Opinion Combined Company Law Committee (‘GCV’ in Dutch)
The first preliminary draft of the Act on modernisation of partnerships dates back about four years now. After the first amendments in 2019, a second round of amendments took place last November as a result of an internet consultation. For more information on this, please refer to our blog of November 14th 2022.

The story continued on February 9th with an opinion on the second preliminary draft by the Combined Company Law Committee (‘GCV’ in Dutch). The GCV was formed from members of The Netherlands Bar and members of The Royal Dutch Association of Civil-law Notaries.

The GCV starts the content of its opinion on a positive note: ‘The GCV is pleased to see that with the Preliminary Draft, partly adapted in response to the reactions received during the consultation round regarding the first preliminary draft, another good step has been taken. The addition of the regulation on conversion, the proposed implementing legislation and the tax provisions mean that a regulation is now before us that offers the prospect of rapid introduction.’ It continued with some comments.

The silent versus public partnership
A major change brought about by the Act on modernisation of partnerships is the possibility of the legal entity. Here, the main rule is that a silent partnership is no legal entity, while a public one is. The GCV draws the legislator’s attention to the fact that, in practice, confusion may arise as to when to speak of which entity and when a possible switch from silent to public can take place. As a possible solution, it suggests that this distinction should be made on the basis of the commercial register. A registered partnership is public, a non-registered partnership is silent.



To complement this, it broaches the subject of unregistered partnerships that are a legal entity nonetheless. This legal form may arise during the periods when registration has not yet taken place, partners forget or deliberately do not do so. The Commission pronounces that it does not see these cases as justifying the inclusion of a limited legal capacity regime.

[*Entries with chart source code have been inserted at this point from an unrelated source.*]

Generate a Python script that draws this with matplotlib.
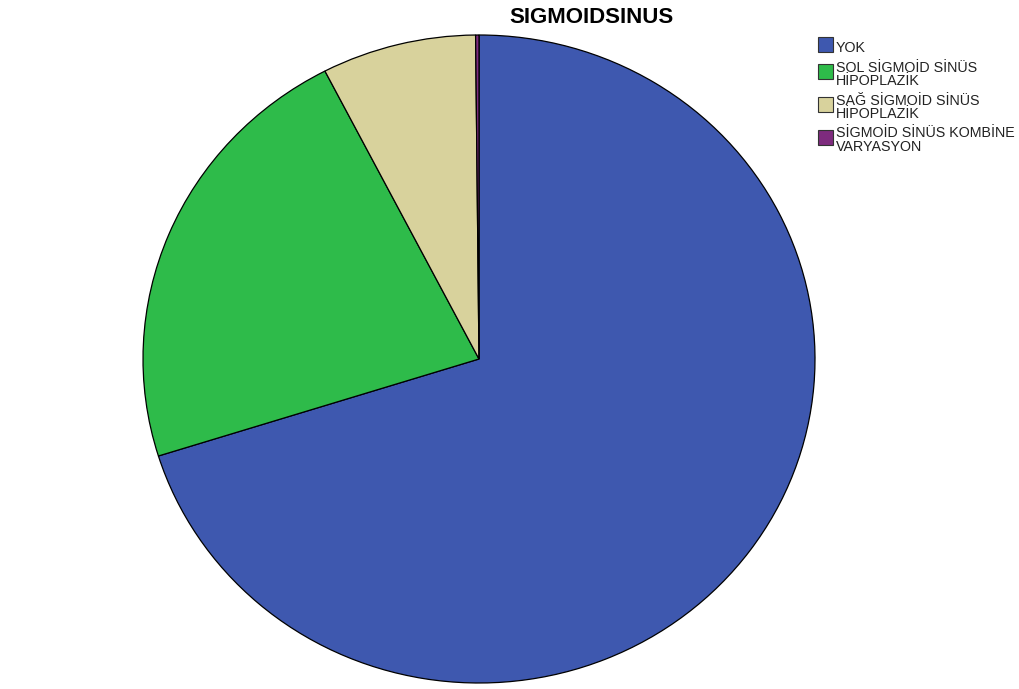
import matplotlib
matplotlib.use("Agg")
import matplotlib.pyplot as plt
from matplotlib.patches import Rectangle

# Data
labels = ["YOK", "SOL SİGMOİD SİNÜS\nHİPOPLAZİK", "SAĞ SİGMOİD SİNÜS\nHİPOPLAZİK",
          "SİGMOİD SİNÜS KOMBİNE\nVARYASYON"]
counts = [435, 138, 46, 1]
colors = ["#3E58AF", "#2EBB4A", "#D8D29C", "#7E2B7E"]
title = "SIGMOIDSINUS"

W, H = 1020, 689
fig = plt.figure(figsize=(W / 100, H / 100), dpi=100)
plt.rcParams['font.family'] = ['Liberation Sans', 'DejaVu Sans']

# pie is a little wider than tall, as in the original
cx, cy, rx, ry = 479, 359, 336, 324
ax = fig.add_axes([(cx - rx) / W, (H - cy - ry) / H, 2 * rx / W, 2 * ry / H])
wedges, _ = ax.pie(counts, colors=colors, startangle=90, counterclock=False,
                   wedgeprops=dict(edgecolor="black", linewidth=0.9, clip_on=False))
ax.set_aspect('auto')
ax.set_xlim(-1, 1)
ax.set_ylim(-1, 1)
ax.axis('off')

fig.text(591 / W, 1 - 23 / H, title, ha='center', va='baseline',
         fontsize=16, fontweight='bold')

# legend drawn by hand (pixel positions)
box_tops = [37, 64, 97, 130]
line_bases = [[52], [72, 85], [105, 118], [137, 151]]
for lab, col, top, bases in zip(labels, colors, box_tops, line_bases):
    fig.add_artist(Rectangle((818 / W, 1 - (top + 15) / H), 15 / W, 15 / H,
                             facecolor=col, edgecolor="#333333", linewidth=0.8,
                             transform=fig.transFigure))
    for txt, b in zip(lab.split("\n"), bases):
        fig.text(836 / W, 1 - b / H, txt, ha='left', va='baseline',
                 fontsize=10.3, color="#222222")

fig.savefig("out.png", dpi=100)
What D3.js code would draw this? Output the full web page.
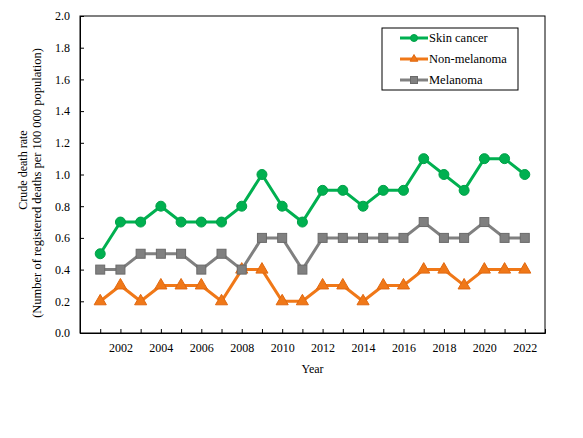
<!DOCTYPE html>
<html>
<head>
<meta charset="utf-8">
<script src="https://cdn.jsdelivr.net/npm/d3@7"></script>
<style>
  body { margin: 0; background: #fff; }
  svg text { font-family: "Liberation Serif", "DejaVu Serif", serif !important; fill: #000; }
</style>
</head>
<body>
<div id="chart"></div>
<script>
const years = [2001, 2002, 2003, 2004, 2005, 2006, 2007, 2008, 2009, 2010, 2011,
               2012, 2013, 2014, 2015, 2016, 2017, 2018, 2019, 2020, 2021, 2022];
const skinCancer  = [0.5, 0.7, 0.7, 0.8, 0.7, 0.7, 0.7, 0.8, 1.0, 0.8, 0.7,
                     0.9, 0.9, 0.8, 0.9, 0.9, 1.1, 1.0, 0.9, 1.1, 1.1, 1.0];
const nonMelanoma = [0.2, 0.3, 0.2, 0.3, 0.3, 0.3, 0.2, 0.4, 0.4, 0.2, 0.2,
                     0.3, 0.3, 0.2, 0.3, 0.3, 0.4, 0.4, 0.3, 0.4, 0.4, 0.4];
const melanoma    = [0.4, 0.4, 0.5, 0.5, 0.5, 0.4, 0.5, 0.4, 0.6, 0.6, 0.4,
                     0.6, 0.6, 0.6, 0.6, 0.6, 0.7, 0.6, 0.6, 0.7, 0.6, 0.6];
const seriesNames = ["Skin cancer", "Non-melanoma", "Melanoma"];
const yTicks = [0, 0.2, 0.4, 0.6, 0.8, 1.0, 1.2, 1.4, 1.6, 1.8, 2.0];
const xLabelYears = [2002, 2004, 2006, 2008, 2010, 2012, 2014, 2016, 2018, 2020, 2022];

const series = [
  {name: seriesNames[0], values: skinCancer,  color: "#00B050", stroke: "#00A048", shape: "circle"},
  {name: seriesNames[1], values: nonMelanoma, color: "#F07818", stroke: "#E06810", shape: "triangle"},
  {name: seriesNames[2], values: melanoma,    color: "#808080", stroke: "#6a6a6a", shape: "square"}
];

const FONT = "'Liberation Serif', 'DejaVu Serif', serif";
const W = 583, H = 438;
const margin = {top: 16, right: 38, bottom: 105, left: 80};
const width = W - margin.left - margin.right;
const height = H - margin.top - margin.bottom;

const svg = d3.select("#chart").append("svg").attr("width", W).attr("height", H)
  .attr("font-family", FONT);
const g = svg.append("g").attr("transform", "translate(" + [margin.left, margin.top] + ")");

const xScale = d3.scaleLinear().domain([2000, 2023]).range([0, width]);
const yScale = d3.scaleLinear().domain([0, 2]).range([height, 0]);

// frame
g.append("rect").attr("width", width).attr("height", height)
  .attr("fill", "none").attr("stroke", "#000").attr("stroke-width", 1);

// y axis (ticks inside)
const yAxis = d3.axisLeft(yScale).tickValues(yTicks).tickSize(-4).tickPadding(10)
  .tickFormat(d3.format(".1f"));
g.append("g").attr("class", "axis axis-y").call(yAxis)
  .attr("font-family", FONT).attr("font-size", 12)
  .call(s => s.select(".domain").attr("stroke", "#000"));

// x axis: tick each year, label even years
const xAxis = d3.axisBottom(xScale).tickValues(years).tickSize(-4).tickPadding(10)
  .tickFormat(d => xLabelYears.includes(d) ? d : "");
g.append("g").attr("class", "axis axis-x").attr("transform", "translate(0," + height + ")").call(xAxis)
  .attr("font-family", FONT).attr("font-size", 12)
  .call(s => s.select(".domain").attr("stroke", "#000"));

// axis titles
svg.append("text").attr("x", margin.left + xScale(2011.5)).attr("y", 373)
  .attr("text-anchor", "middle").style("font-size", "12px").text("Year");

svg.append("text").attr("transform", "translate(27,170) rotate(-90)")
  .attr("text-anchor", "middle").style("font-size", "12px").text("Crude death rate");
svg.append("text").attr("transform", "translate(41,183) rotate(-90)")
  .attr("text-anchor", "middle").style("font-size", "12.5px")
  .text("(Number of registered deaths per 100 000 population)");

// markers
function drawMarker(sel, shape, color, stroke, size) {
  if (shape === "circle") {
    sel.append("circle").attr("r", size).attr("fill", color).attr("stroke", stroke);
  } else if (shape === "triangle") {
    sel.append("path").attr("d", d3.symbol(d3.symbolTriangle, size * size * 2.1)())
      .attr("fill", color).attr("stroke", stroke);
  } else {
    sel.append("rect").attr("x", -size).attr("y", -size).attr("width", size * 2).attr("height", size * 2)
      .attr("fill", color).attr("stroke", stroke);
  }
}

const line = d3.line().x(d => xScale(d.year)).y(d => yScale(d.value));

series.forEach(s => {
  const pts = years.map((y, i) => ({year: y, value: s.values[i]}));
  g.append("path").datum(pts).attr("d", line)
    .attr("fill", "none").attr("stroke", s.color).attr("stroke-width", 3);
  g.append("g").selectAll("g").data(pts).enter().append("g")
    .attr("transform", d => "translate(" + [xScale(d.year), yScale(d.value)] + ")")
    .each(function() { drawMarker(d3.select(this), s.shape, s.color, s.stroke, s.shape === "triangle" ? 5.5 : (s.shape === "square" ? 4.5 : 5)); });
});

// legend
const legend = svg.append("g").attr("transform", "translate(382,28)");
legend.append("rect").attr("width", 136).attr("height", 62)
  .attr("fill", "#fff").attr("stroke", "#000").attr("stroke-width", 1);
series.forEach((s, i) => {
  const row = legend.append("g").attr("transform", "translate(0," + (10 + i * 21) + ")");
  row.append("line").attr("x1", 18).attr("x2", 46).attr("y1", 0).attr("y2", 0)
    .attr("stroke", s.color).attr("stroke-width", 3);
  const m = row.append("g").attr("transform", "translate(32,0)");
  drawMarker(m, s.shape, s.color, s.stroke, 3.5);
  row.append("text").attr("x", 47).attr("y", 4).style("font-size", "12.5px").text(s.name);
});
</script>
</body>
</html>
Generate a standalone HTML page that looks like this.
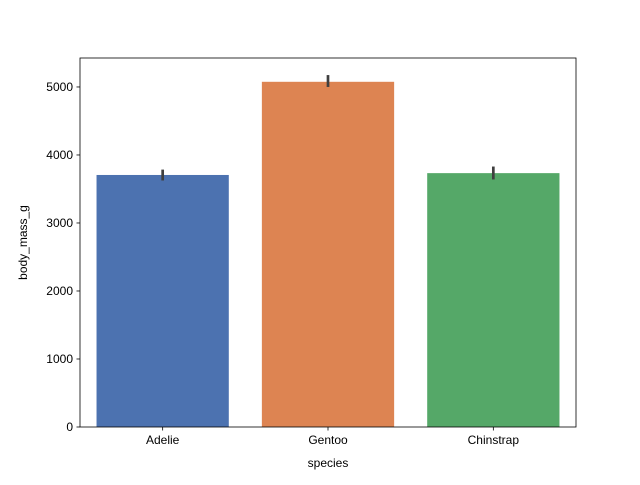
<!DOCTYPE html>
<html><head><meta charset="utf-8"><style>
body{margin:0;background:#fff}
svg text{font-family:"Liberation Sans","DejaVu Sans",sans-serif;font-size:12px;fill:#000}
</style></head><body>
<svg id="chart" width="640" height="480"></svg>
<script>
const categories=["Adelie","Gentoo","Chinstrap"];
const values=[3706,5076,3733];
const errLow=[3625,5000,3640];
const errHigh=[3785,5175,3830];
const yTicks=[0,1000,2000,3000,4000,5000];
const colors=["#4c72b0","#dd8452","#55a868"];
const L=80,R=576,T=58,B=427,yMax=5426;
const ns="http://www.w3.org/2000/svg";
const svg=document.getElementById('chart');
function y(v){return B-(v/yMax)*(B-T);}
function x(i){return L+(i+0.5)*(R-L)/categories.length;}
const bw=0.8*(R-L)/categories.length;
function mk(t,a,p){const e=document.createElementNS(ns,t);for(const k in a)e.setAttribute(k,a[k]);(p||svg).appendChild(e);return e;}
categories.forEach((c,i)=>{
 const r=mk('rect',{x:x(i)-bw/2,y:y(values[i]),width:bw,height:B-y(values[i]),fill:colors[i]});
 
 
 const e=mk('line',{x1:x(i),x2:x(i),y1:y(errLow[i]),y2:y(errHigh[i]),stroke:'#3f3f3f','stroke-width':2.7});
 
 
 mk('line',{x1:x(i),x2:x(i),y1:B,y2:B+3.5,stroke:'#000','stroke-width':0.8});
 const t=mk('text',{x:x(i),y:B+17,'text-anchor':'middle'});t.textContent=c;
 
 
});
yTicks.forEach(v=>{
 mk('line',{x1:L-3.5,x2:L,y1:y(v),y2:y(v),stroke:'#000','stroke-width':0.8});
 const t=mk('text',{x:L-7,y:y(v)+4,'text-anchor':'end'});t.textContent=v;
 
 
});
const f=mk('rect',{x:L,y:T,width:R-L,height:B-T,fill:'none',stroke:'#000','stroke-width':0.8});


const xt=mk('text',{x:(L+R)/2,y:467,'text-anchor':'middle'});xt.textContent='species';


const yt=mk('text',{x:0,y:0,'text-anchor':'middle',transform:`translate(27,${(T+B)/2}) rotate(-90)`});yt.textContent='body_mass_g';


</script>
</body></html>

A final point regarding the silent and public partnerships concerns the naming of the entities in the law. The GCV recommends using the term “non-public” instead of “silent” partnerships. Arguments for this include the fact that the silent partnership can no longer exist after the introduction of the law. It also recommends including in the law that the given legal entity be clearly evident from the company name. This can take the form of an addition of ‘O.P.’ (public partnership) or ‘C.V.’ (limited partnership), as also takes place with the ‘B.V.’ (limited liability company) or ‘N.V.’ (public limited company).

Introduction of legislation
The GCV further expresses its understanding for the choice to implement the regulations for, inter alia, mergers and demergers at a later date. It does note, however, that it hopes that these regulations will not be forgotten, but will also be implemented in a dynamic manner. Finally, the GCV ‘welcomes’ the inclusion of a conversion regulation in the second preliminary draft, although in its opinion this regulation certainly still needs attention. For the article-by-article comments, please refer to the Commission’s full opinion (in Dutch language).